Task details: Figure out how many lines of the material below contain the word "size". Answer with the number only.
*** Data segment
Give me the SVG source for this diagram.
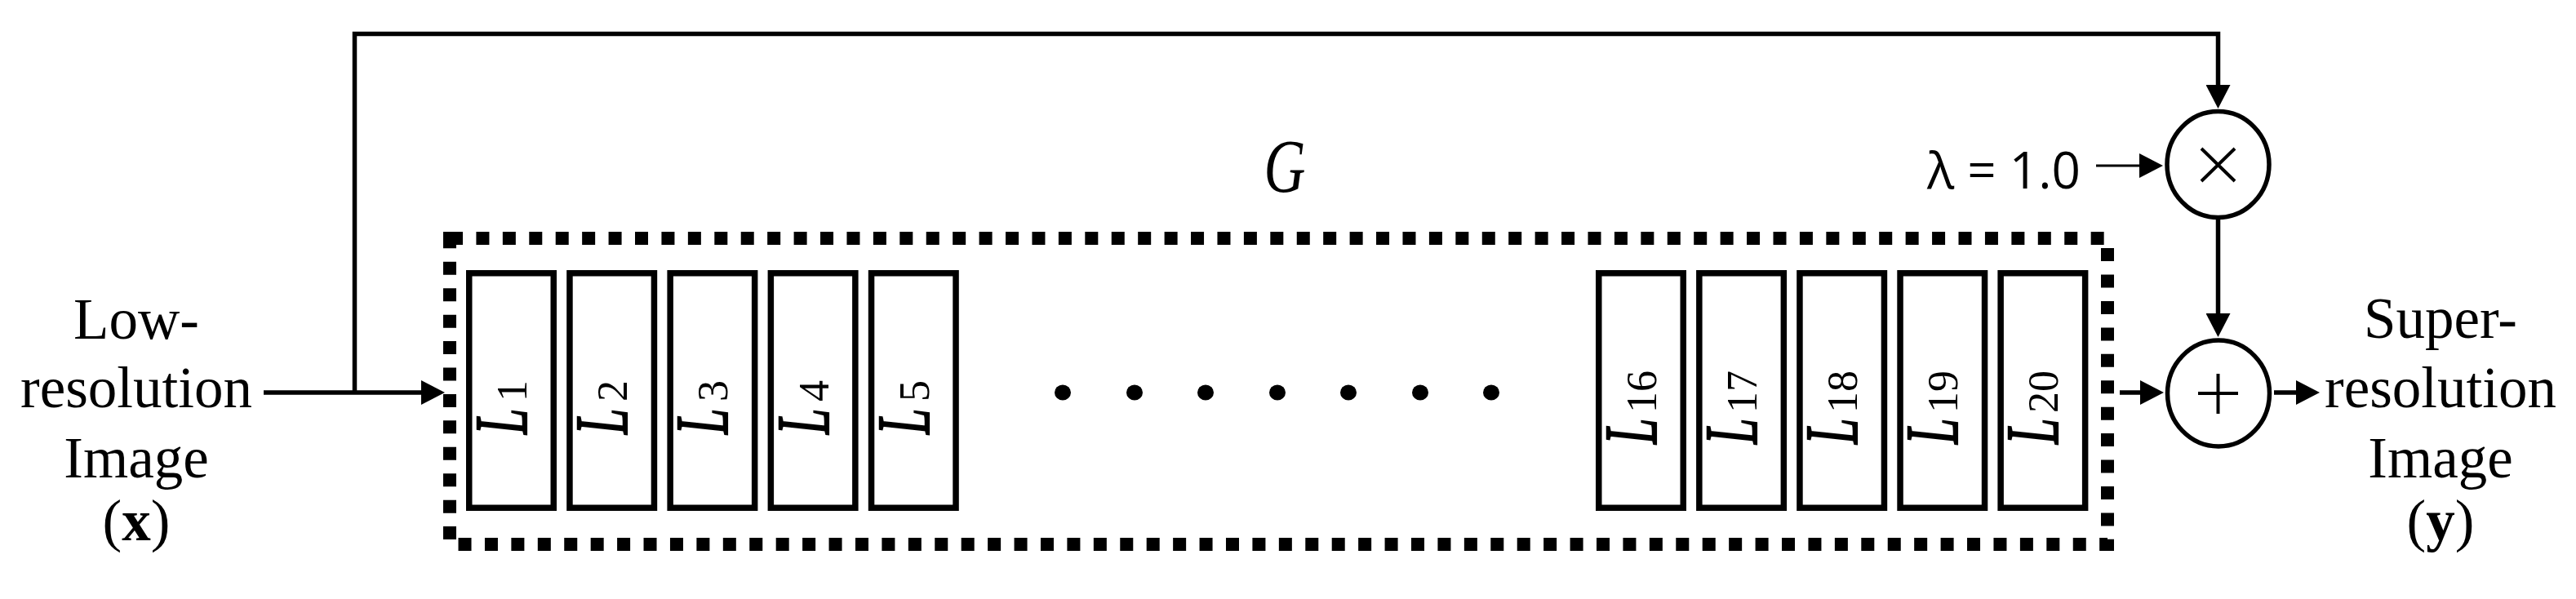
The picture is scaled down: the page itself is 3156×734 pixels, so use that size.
<svg xmlns="http://www.w3.org/2000/svg" width="3156" height="734" viewBox="0 0 3156 734">
<style>
.serif{font-family:"Liberation Serif","Times New Roman",serif;fill:#000}
.lbl{font-size:71px;text-anchor:middle}
.lm{font-family:"Liberation Serif","Times New Roman",serif;font-style:italic;font-size:90px;fill:#000;stroke:#000;stroke-width:2.5}
.sub{font-family:"Liberation Serif","Times New Roman",serif;font-size:52px;fill:#000}
.blk{fill:#fff;stroke:#000;stroke-width:7.5}
.op{fill:#fff;stroke:#000;stroke-width:5.5}
.glyph{stroke:#000;stroke-width:4;fill:none}
.wire{fill:none;stroke:#000;stroke-width:5.5}
.thin{fill:none;stroke:#000;stroke-width:3}
.dot{fill:#000}
</style>
<defs>
<marker id="ah" markerUnits="userSpaceOnUse" markerWidth="30" markerHeight="30" viewBox="0 0 29 30" refX="19" refY="15" orient="auto">
<path d="M0,0 L29,15 L0,30 z" fill="#000"/>
</marker>
</defs>
<rect width="3156" height="734" fill="#fff"/>

<g id="input-label">
<text class="serif lbl" x="167" y="415">Low-</text>
<text class="serif lbl" x="167" y="499">resolution</text>
<text class="serif lbl" x="167" y="585">Image</text>
<text class="serif lbl" x="167" y="662">(<tspan font-weight="bold">x</tspan>)</text>
</g>

<g id="output-label">
<text class="serif lbl" x="2990" y="414">Super-</text>
<text class="serif lbl" x="2990" y="499">resolution</text>
<text class="serif lbl" x="2990" y="585">Image</text>
<text class="serif lbl" x="2990" y="662">(<tspan font-weight="bold">y</tspan>)</text>
</g>

<g id="generator">
<path d="M551,292 H2582 V667 H551 Z" fill="none" stroke="#000" stroke-width="16" stroke-dasharray="16 16.43"/>
<text class="serif" font-style="italic" font-size="94" text-anchor="middle" transform="translate(1574,235) scale(0.75,1)">G</text>
</g>

<g id="L1"><rect class="blk" x="574.75" y="334.75" width="103.5" height="287.5"/><g transform="translate(645,532) rotate(-90)"><text class="lm" transform="scale(0.62,1)">L</text><text class="sub" x="40">1</text></g></g>
<g id="L2"><rect class="blk" x="697.95" y="334.75" width="103.5" height="287.5"/><g transform="translate(768.2,532) rotate(-90)"><text class="lm" transform="scale(0.62,1)">L</text><text class="sub" x="40">2</text></g></g>
<g id="L3"><rect class="blk" x="821.15" y="334.75" width="103.5" height="287.5"/><g transform="translate(891.4,532) rotate(-90)"><text class="lm" transform="scale(0.62,1)">L</text><text class="sub" x="40">3</text></g></g>
<g id="L4"><rect class="blk" x="944.35" y="334.75" width="103.5" height="287.5"/><g transform="translate(1014.6,532) rotate(-90)"><text class="lm" transform="scale(0.62,1)">L</text><text class="sub" x="40">4</text></g></g>
<g id="L5"><rect class="blk" x="1067.55" y="334.75" width="103.5" height="287.5"/><g transform="translate(1137.8,532) rotate(-90)"><text class="lm" transform="scale(0.62,1)">L</text><text class="sub" x="40">5</text></g></g>

<g id="ellipsis">
<ellipse class="dot" cx="1302" cy="481" rx="10" ry="9.5"/>
<ellipse class="dot" cx="1390" cy="481" rx="10" ry="9.5"/>
<ellipse class="dot" cx="1477" cy="481" rx="10" ry="9.5"/>
<ellipse class="dot" cx="1565" cy="481" rx="10" ry="9.5"/>
<ellipse class="dot" cx="1652" cy="481" rx="10" ry="9.5"/>
<ellipse class="dot" cx="1740" cy="481" rx="10" ry="9.5"/>
<ellipse class="dot" cx="1827" cy="481" rx="10" ry="9.5"/>
</g>

<g id="L16"><rect class="blk" x="1958.75" y="334.75" width="103.5" height="287.5"/><g transform="translate(2029,544) rotate(-90)"><text class="lm" transform="scale(0.62,1)">L</text><text class="sub" x="38">16</text></g></g>
<g id="L17"><rect class="blk" x="2081.85" y="334.75" width="103.5" height="287.5"/><g transform="translate(2152.1,544) rotate(-90)"><text class="lm" transform="scale(0.62,1)">L</text><text class="sub" x="38">17</text></g></g>
<g id="L18"><rect class="blk" x="2204.95" y="334.75" width="103.5" height="287.5"/><g transform="translate(2275.2,544) rotate(-90)"><text class="lm" transform="scale(0.62,1)">L</text><text class="sub" x="38">18</text></g></g>
<g id="L19"><rect class="blk" x="2328.05" y="334.75" width="103.5" height="287.5"/><g transform="translate(2398.3,544) rotate(-90)"><text class="lm" transform="scale(0.62,1)">L</text><text class="sub" x="38">19</text></g></g>
<g id="L20"><rect class="blk" x="2451.15" y="334.75" width="103.5" height="287.5"/><g transform="translate(2521.4,544) rotate(-90)"><text class="lm" transform="scale(0.62,1)">L</text><text class="sub" x="38">20</text></g></g>

<g id="lambda">
<text x="2549" y="231" font-family="'Open Sans','Noto Sans',sans-serif" font-size="62" text-anchor="end" fill="#000">λ = 1.0</text>
</g>

<g id="mul">
<ellipse class="op" cx="2717.5" cy="201.5" rx="62.5" ry="65"/>
<path class="glyph" d="M2697,182 L2738,222 M2697,222 L2738,182" stroke-width="3.5"/>
</g>

<g id="add">
<ellipse class="op" cx="2718" cy="482" rx="62.5" ry="65"/>
<path class="glyph" d="M2693,482 H2742 M2717.5,458 V507"/>
</g>

<g id="connectors">
<path class="wire" d="M323,481 H535" marker-end="url(#ah)"/>
<path class="wire" d="M434.5,481 V41.5 H2717.5 V123" marker-end="url(#ah)"/>
<path class="thin" d="M2568,203 H2640" marker-end="url(#ah)"/>
<path class="wire" d="M2717.5,269 V403" marker-end="url(#ah)"/>
<path class="wire" d="M2597,481 H2641" marker-end="url(#ah)"/>
<path class="wire" d="M2786,481 H2832" marker-end="url(#ah)"/>
</g>
</svg>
******
Solution for this problem: 6